All That Remains
Due to an unexpected bout of the flu I have been knocked off my feet for three full days: I slept restlessly with nausea as a bed companion for roughly thirty-six hours. Various periods of waking consciousness limited themselves to weakness, incoherent communication. Time played out by motions of light across the ceiling— one waking moment I was aware of the sun at severe angles to the shutters, then followed an immediate moment, pale street lamps broke patterns overhead in the dark. The consciousness skipping across a river bed of awareness.
Repeated cycles of broth, bread, juice, sleep. Mashed potatoes. Sleep. Broth. Sleep. Rice warmed with a little butter. Sleep.
I have used the analogy in the past: the whole experience is remembered as being underwater. Of wanting to move through the vast wetness of ocean, watching flickering surface details, out of reach.
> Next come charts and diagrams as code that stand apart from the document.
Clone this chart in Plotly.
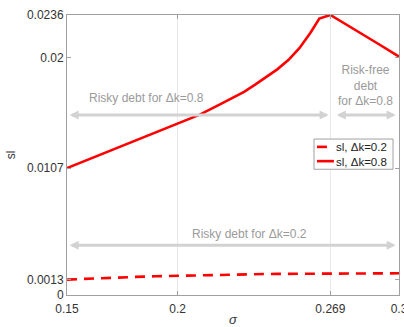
import plotly.graph_objects as go

# sigma grid and the two sl series
sigma = [0.15, 0.16, 0.17, 0.18, 0.19, 0.20, 0.21, 0.22, 0.23, 0.235, 0.24, 0.245,
         0.25, 0.255, 0.26, 0.264, 0.269, 0.28, 0.29, 0.30]
sl_k08 = [0.0107, 0.01145, 0.0122, 0.0129, 0.01365, 0.01441, 0.0152, 0.01615,
          0.01712, 0.01773, 0.01835, 0.01902, 0.0198, 0.0208, 0.0221, 0.0233, 0.0236,
          0.0224, 0.02124, 0.0201]
sl_k02 = [0.0013, 0.00139, 0.00146, 0.00152, 0.00158, 0.00163, 0.00167, 0.00171,
          0.00174, 0.00175, 0.00177, 0.00178, 0.00179, 0.0018, 0.00181, 0.00182,
          0.00182, 0.00183, 0.00183, 0.00183]

x_ticks = [0.15, 0.2, 0.269, 0.3]
x_tick_text = ["0.15", "0.2", "0.269", "0.3"]
y_ticks = [0, 0.0013, 0.0107, 0.02, 0.0236]
y_tick_text = ["0", "0.0013", "0.0107", "0.02", "0.0236"]

legend_names = ["sl, \u0394k=0.2", "sl, \u0394k=0.8"]

# regime boundaries and arrow levels
sigma_switch = 0.269
arrow_y_k08 = 0.01517
arrow_y_k02 = 0.0042

FONT = "Liberation Sans, Arial, sans-serif"
RED = "#ff0000"
GREY_TXT = "#9a9a9a"
ARROW = "#d2d2d2"
AXIS = "#a0a0a0"
DASH = "10px,7px"

fig = go.Figure()
fig.add_trace(go.Scatter(x=sigma, y=sl_k02, mode="lines", name=legend_names[0],
                         line=dict(color=RED, width=2.6, dash=DASH)))
fig.add_trace(go.Scatter(x=sigma, y=sl_k08, mode="lines", name=legend_names[1],
                         line=dict(color=RED, width=2.6)))


def double_arrow(x0, x1, y):
    fig.add_annotation(x=x1, y=y, ax=x0, ay=y, xref="x", yref="y", axref="x", ayref="y",
                       text="", showarrow=True, arrowhead=2, startarrowhead=2,
                       arrowside="end+start", arrowsize=0.6, startarrowsize=0.6,
                       arrowwidth=3, arrowcolor=ARROW)


double_arrow(0.1505, sigma_switch - 0.0008, arrow_y_k08)
double_arrow(sigma_switch + 0.0022, 0.2985, arrow_y_k08)
double_arrow(0.1505, 0.2985, arrow_y_k02)


def label(x, y, text):
    fig.add_annotation(x=x, y=y, xref="x", yref="y", text=text, showarrow=False,
                       font=dict(family=FONT, size=12, color=GREY_TXT), align="center")


label(0.186, 0.0166, "Risky debt for \u0394k=0.8")
label(0.2849, 0.0177, "Risk-free<br>debt<br>for \u0394k=0.8")
label(0.2323, 0.0051, "Risky debt for \u0394k=0.2")

# compact boxed legend (paper coordinates)
lg_x0, lg_x1, lg_y0, lg_y1 = 0.744, 0.982, 0.449, 0.557
fig.add_shape(type="rect", xref="paper", yref="paper", x0=lg_x0, x1=lg_x1, y0=lg_y0, y1=lg_y1,
              line=dict(color=AXIS, width=1), fillcolor="white", layer="above")
row_y = [0.529, 0.478]
fig.add_shape(type="line", xref="paper", yref="paper", x0=0.753, x1=0.783, y0=row_y[0], y1=row_y[0],
              line=dict(color=RED, width=2.6), layer="above")
fig.add_shape(type="line", xref="paper", yref="paper", x0=0.753, x1=0.804, y0=row_y[1], y1=row_y[1],
              line=dict(color=RED, width=2.6), layer="above")
fig.add_annotation(x=0.806, y=(row_y[0] + row_y[1]) / 2, xref="paper", yref="paper",
                   text="<br>".join(legend_names), showarrow=False, align="left",
                   xanchor="left", yanchor="middle", borderpad=0,
                   font=dict(family=FONT, size=11.5, color="#222222"))

axis_common = dict(showline=True, linecolor=AXIS, linewidth=1, mirror="ticks",
                   ticks="inside", ticklen=4, tickcolor=AXIS, zeroline=False,
                   automargin=False, ticklabeloverflow="allow",
                   tickfont=dict(family=FONT, size=12, color="#333333"))

fig.update_xaxes(range=[0.15, 0.3], tickvals=x_ticks, ticktext=x_tick_text,
                 showgrid=True, gridcolor="#e8e8e8", gridwidth=1, ticklabelstandoff=3,
                 title=dict(text="<i>\u03c3</i>", font=dict(family=FONT, size=13, color="#333333"),
                            standoff=1), **axis_common)
fig.update_yaxes(range=[0, 0.0236], tickvals=y_ticks, ticktext=y_tick_text,
                 showgrid=False,
                 title=dict(text="sl", font=dict(family=FONT, size=12, color="#333333"),
                            standoff=8), **axis_common)

fig.update_layout(
    width=404, height=327,
    margin=dict(l=67, r=5, t=15, b=32),
    paper_bgcolor="white", plot_bgcolor="white",
    font=dict(family=FONT, size=12, color="#333333"),
    showlegend=False,
)

fig.write_html("out.html")
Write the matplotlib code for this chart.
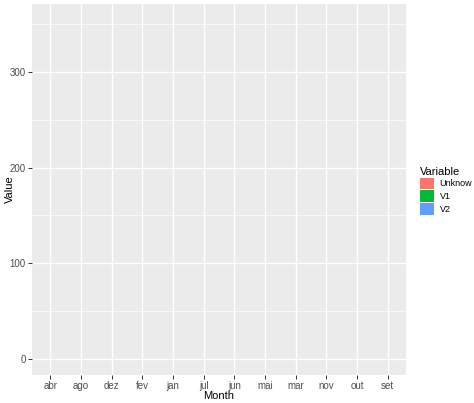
import matplotlib
matplotlib.use("Agg")
import matplotlib.pyplot as plt
from matplotlib.patches import Patch
import numpy as np

plt.rcParams["font.family"] = ["Liberation Sans", "DejaVu Sans"]

# data: months (pt-BR abbreviations, alphabetical as ggplot orders them)
months = ["abr", "ago", "dez", "fev", "jan", "jul", "jun", "mai", "mar",
          "nov", "out", "set"]
variables = ["Unknow", "V1", "V2"]
colors = ["#F8766D", "#00BA38", "#619CFF"]
# bars are not visible in the reference: every value is zero
unknow_vals = [0] * 12
v1_vals = [0] * 12
v2_vals = [0] * 12
y_ticks = [0, 100, 200, 300]

fig = plt.figure(figsize=(4.74, 4.03), dpi=100)
ax = fig.add_axes([0.0675, 0.0695, 0.789, 0.9205])
ax.set_facecolor("#EBEBEB")

x = np.arange(len(months))
bottom = np.zeros(len(months))
for vals, c in zip([unknow_vals, v1_vals, v2_vals], colors):
    ax.bar(x, vals, bottom=bottom, width=0.9, color=c, linewidth=0)
    bottom += np.array(vals)

ax.set_xlim(-0.6, len(months) - 0.4)
ax.set_ylim(-17, 371)
ax.set_xticks(x)
ax.set_xticklabels(months)
ax.set_yticks(y_ticks)
ax.set_yticks([50, 150, 250, 350], minor=True)
ax.grid(which="major", color="white", lw=1.0)
ax.grid(which="minor", axis="y", color="white", lw=0.5)
ax.set_axisbelow(True)
for s in ax.spines.values():
    s.set_visible(False)
ax.tick_params(which="major", length=3, width=0.7, color="#333333",
               labelcolor="#4D4D4D", labelsize=7, pad=1.5)
ax.tick_params(which="minor", length=0)
ax.set_xlabel("Month", fontsize=8, va="center")
ax.set_ylabel("Value", fontsize=8, va="center")
ax.xaxis.set_label_coords(0.5, -0.057)
ax.yaxis.set_label_coords(-0.059, 0.5)

handles = [Patch(facecolor=c, edgecolor="none") for c in colors]
leg = fig.legend(handles, variables, title="Variable", loc="upper left",
                 bbox_to_anchor=(0.876, 0.598), frameon=False, fontsize=6.5,
                 title_fontsize=8, handlelength=1.6, handleheight=1.6,
                 handletextpad=0.6, labelspacing=0.12, borderpad=0)
leg._legend_box.align = "left"

fig.savefig("out.png", dpi=100)
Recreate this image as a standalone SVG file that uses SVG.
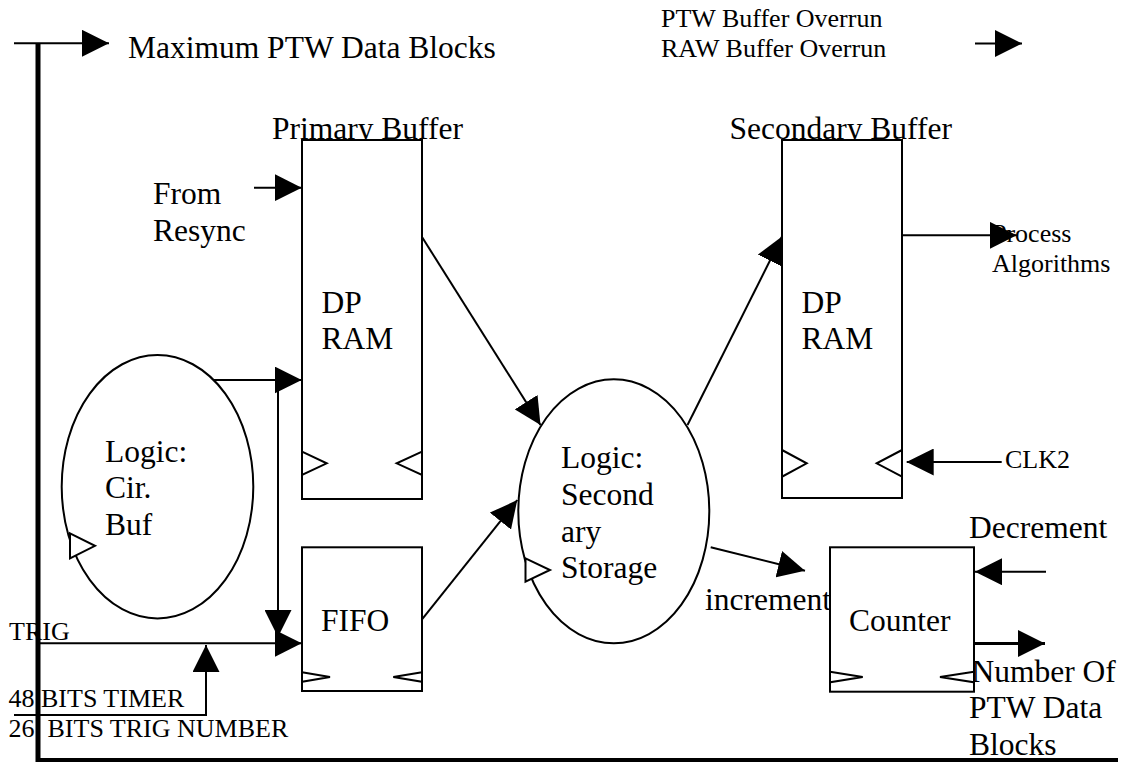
<svg xmlns="http://www.w3.org/2000/svg" width="1123" height="763" viewBox="0 0 1123 763">
<style>
.t { font-family: "Liberation Serif", "Times New Roman", serif; fill: #000; }
.L { font-size: 31.5px; }
.S { font-size: 26px; }
.box { fill: #fff; stroke: #000; stroke-width: 2; }
.clk { fill: #fff; stroke: #000; stroke-width: 2; stroke-linejoin: miter; }
.w { fill: none; stroke: #000; stroke-width: 2; }
.arr { marker-end: url(#ah); }
</style>
<defs>
<marker id="ah" markerUnits="userSpaceOnUse" markerWidth="27" markerHeight="27" viewBox="0 0 27 27" refX="27" refY="13.5" orient="auto">
<path d="M0,0 L27,13.5 L0,27 z" fill="#000"/>
</marker>
</defs>
<rect width="1123" height="763" fill="#fff"/>

<g id="labels">
<text class="t L" x="128" y="58">Maximum PTW Data Blocks</text>
<text class="t S" x="661" y="26.7">PTW Buffer Overrun</text>
<text class="t S" x="661" y="56.7">RAW Buffer Overrun</text>
<text class="t L" x="272" y="138.5">Primary Buffer</text>
<text class="t L" x="729.5" y="138.5">Secondary Buffer</text>
<text class="t L" x="153" y="204">From</text>
<text class="t L" x="153" y="241">Resync</text>
<text class="t S" x="992" y="241.7">Process</text>
<text class="t S" x="992" y="271.7">Algorithms</text>
<text class="t S" x="1005" y="468.3">CLK2</text>
<text class="t L" x="969" y="538.3">Decrement</text>
<text class="t L" x="705" y="610">increment</text>
<text class="t L" x="971.5" y="681.7">Number Of</text>
<text class="t L" x="969" y="718.3">PTW Data</text>
<text class="t L" x="969" y="755">Blocks</text>
<text class="t S" x="9" y="640">TRIG</text>
<text class="t S" x="8.5" y="706.7">48 BITS TIMER</text>
<text class="t S" x="8.5" y="736.7" xml:space="preserve">26  BITS TRIG NUMBER</text>
</g>

<g id="primary-buffer">
<rect class="box" x="302" y="140" width="120" height="359"/>
<polygon class="clk" points="302,451.7 326.7,463.3 302,475"/>
<polygon class="clk" points="422,451.7 396.7,463.3 422,475"/>
<text class="t L" x="321.5" y="312.7">DP</text>
<text class="t L" x="321.5" y="348.7">RAM</text>
</g>

<g id="secondary-buffer">
<rect class="box" x="782" y="140" width="120" height="358"/>
<polygon class="clk" points="782,450 806.7,463.3 782,476.7"/>
<polygon class="clk" points="902,450 876.7,463.3 902,476.7"/>
<text class="t L" x="801.5" y="313.3">DP</text>
<text class="t L" x="801.5" y="349">RAM</text>
</g>

<g id="fifo">
<rect class="box" x="302" y="547.3" width="120" height="143.7"/>
<polygon class="clk" points="302,672.3 330,677 302,681.7"/>
<polygon class="clk" points="422,672.3 393.3,677 422,681.7"/>
<text class="t L" x="321" y="630.7">FIFO</text>
</g>

<g id="counter">
<rect class="box" x="830" y="547.3" width="144" height="144.4"/>
<polygon class="clk" points="830,671.7 862.7,677 830,682.3"/>
<polygon class="clk" points="974,671.7 940,677 974,682.3"/>
<text class="t L" x="849" y="630.7">Counter</text>
</g>

<g id="logic-cir-buf">
<ellipse class="box" cx="157.5" cy="486.7" rx="95.8" ry="131.7"/>
<polygon class="clk" points="70,533.3 95,545.8 70,558.3"/>
<text class="t L" x="105" y="461.7">Logic:</text>
<text class="t L" x="105" y="498.3">Cir.</text>
<text class="t L" x="105" y="535">Buf</text>
</g>

<g id="logic-secondary-storage">
<ellipse class="box" cx="613.8" cy="511.3" rx="95.5" ry="132"/>
<polygon class="clk" points="525.5,558.3 550,570 525.5,581.7"/>
<text class="t L" x="561" y="468.3">Logic:</text>
<text class="t L" x="561" y="505">Second</text>
<text class="t L" x="561" y="541.7">ary</text>
<text class="t L" x="561" y="578.3">Storage</text>
</g>

<g id="connectors">
<line x1="38" y1="43" x2="38" y2="762" stroke="#000" stroke-width="5"/>
<line x1="36" y1="760" x2="1118" y2="760" stroke="#000" stroke-width="4"/>
<line class="w arr" x1="14" y1="43.3" x2="109" y2="43.3"/>
<line class="w arr" x1="975" y1="43.5" x2="1022" y2="43.5"/>
<line class="w arr" x1="254" y1="187.7" x2="301.7" y2="187.7"/>
<line class="w arr" x1="213.3" y1="380" x2="301.7" y2="380"/>
<line class="w arr" x1="278" y1="380" x2="278" y2="637"/>
<line class="w arr" x1="38" y1="643.3" x2="301.7" y2="643.3"/>
<polyline class="w arr" points="14,715 206,715 206,645"/>
<line class="w arr" x1="422" y1="237" x2="540.5" y2="425"/>
<line class="w arr" x1="422" y1="619.3" x2="517.3" y2="500"/>
<line class="w arr" x1="687.5" y1="425" x2="782" y2="236.5"/>
<line class="w arr" x1="902" y1="235.3" x2="1016.7" y2="235.3"/>
<line class="w arr" x1="1001.7" y1="462" x2="906.7" y2="462"/>
<line class="w arr" x1="710.7" y1="547.3" x2="805" y2="570.7"/>
<line class="w arr" x1="1046" y1="571.7" x2="975" y2="571.7"/>
<line class="arr" x1="974" y1="643.5" x2="1045" y2="643.5" stroke="#000" stroke-width="3"/>
</g>
</svg>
And even now I am still weak after crossing the room. Or placing a phrase on the page. What is different today, however, this afternoon specifically, I feel the fading influence of the sickness. Concentration happens without as much effort.
As you can guess, the retention of the poem vanished as soon as it was realized. That is the way of these matters. The memory itself is limited to a vague haze of abstraction. The shape of the lines is all that remains. Outlines of ghosts. White on white.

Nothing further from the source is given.